At USA Today the top story is that some safety experts are concerned that a new soon-to-be-mandatory emissions control device could start fires in crashes. At the New York Times the lead is that California's ban on public program racial preferences goes into effect, and it's accompanied by a big picture of a protest march organized by Jesse Jackson proceeding across the Golden Gate Bridge. At the Washington Post it's that many top jobs in the Clinton administration remain unfilled. And the Los Angeles Times leads with developments in Bosnia.

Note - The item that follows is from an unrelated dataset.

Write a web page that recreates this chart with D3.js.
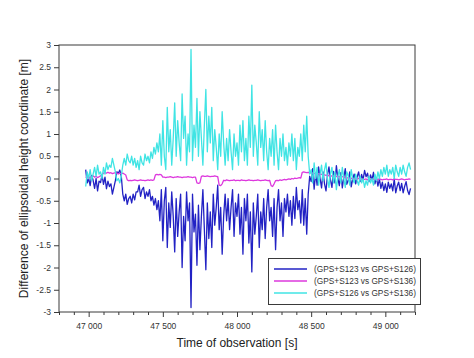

A cardinal sin of news reporting is downplaying the real news of a story--this is known as "burying the lead" and once upon a time it was considered an even bigger disaster for a journalist than having a kid not get into Sidwell Friends. But today not one, but two papers do it, and with the same story, no less. The LAT's lead is that senior U.S. officials including former special envoy for Bosnia, Richard Holbrooke, have supported using NATO troops to defend the president of Bosnia's Serb republic, Biljana Plavsic, if hard-liners tried to overthrow her. Then the piece goes on to say that NATO forces have helped Plavsic consolidate her control over her country's police and broadcast media and that Thursday, while continuing to conduct that campaign, they got into a violent confrontation with Bosnian Serb demonstrators. But the story delays the news that two U.S. soldiers were wounded in the melee until after the "jump"--the continuation of the story on an inside page. But wait!--there is another Bosnia story on the LAT front, near the lead, in column six, just a little lower down. Yet its headline, "US Soldiers Clash with Irate Bosnian Serbs," doesn't mention the U.S. casualties, and the piece itself doesn't get to them until the third paragraph. The WP downplays the casualties as well, running its Bosnia story at the bottom of the front page, omitting mention of them in its headline--"Bosnian Serb's Backers Stone American Troops"--and not getting to them in the piece until the seventh paragraph. (Headline writers, please note: not mentioning the known outcome is like saying "Yankees Played Red Sox Yesterday.") The NYT plays the story lower on its front page, but gets the casualties into the headline: "2 G.I.'s Are Hurt Confronting Pro-Karadzic Bosnian Serbs."
The really big story on the USAT front is the revelation that the provision in the new budget bill that allows tobacco companies to reduce their liability in smoking-related lawsuits by $50 billion was written by.the tobacco companies. "The industry wrote it and submitted it, and we just used their language,'' is what Kenneth Kies, staff director of the Joint Committee on Taxation, is quoted as saying.
Anthony Lewis' Times column is another in his recent series of pieces excoriating the INS. He tells the story of a German women who falls in love with and marries an American while on a visitor's visa and after getting some bad advice from the INS leaves the country while her application for a permanent visa is still pending. The result? She ends up in prison for eight days and then is deported. So far the couple has burned up $10,000 in legal fees over this, and the husband had to abandon his business here to rejoin his wife. "Is anyone in our Government," wonders Lewis, "ready to call our tin-pot immigration dictators to account?
And right next to that piece is an op-ed by Washington-based public ethics maven Charles Lewis. For those inclined to cut Mike Espy some slack because he's only charged with taking $35,000 worth of stuff, Lewis makes the point that the poultry and processing workers Espy was once supposed to be looking out for make, on average, $16,374 a year.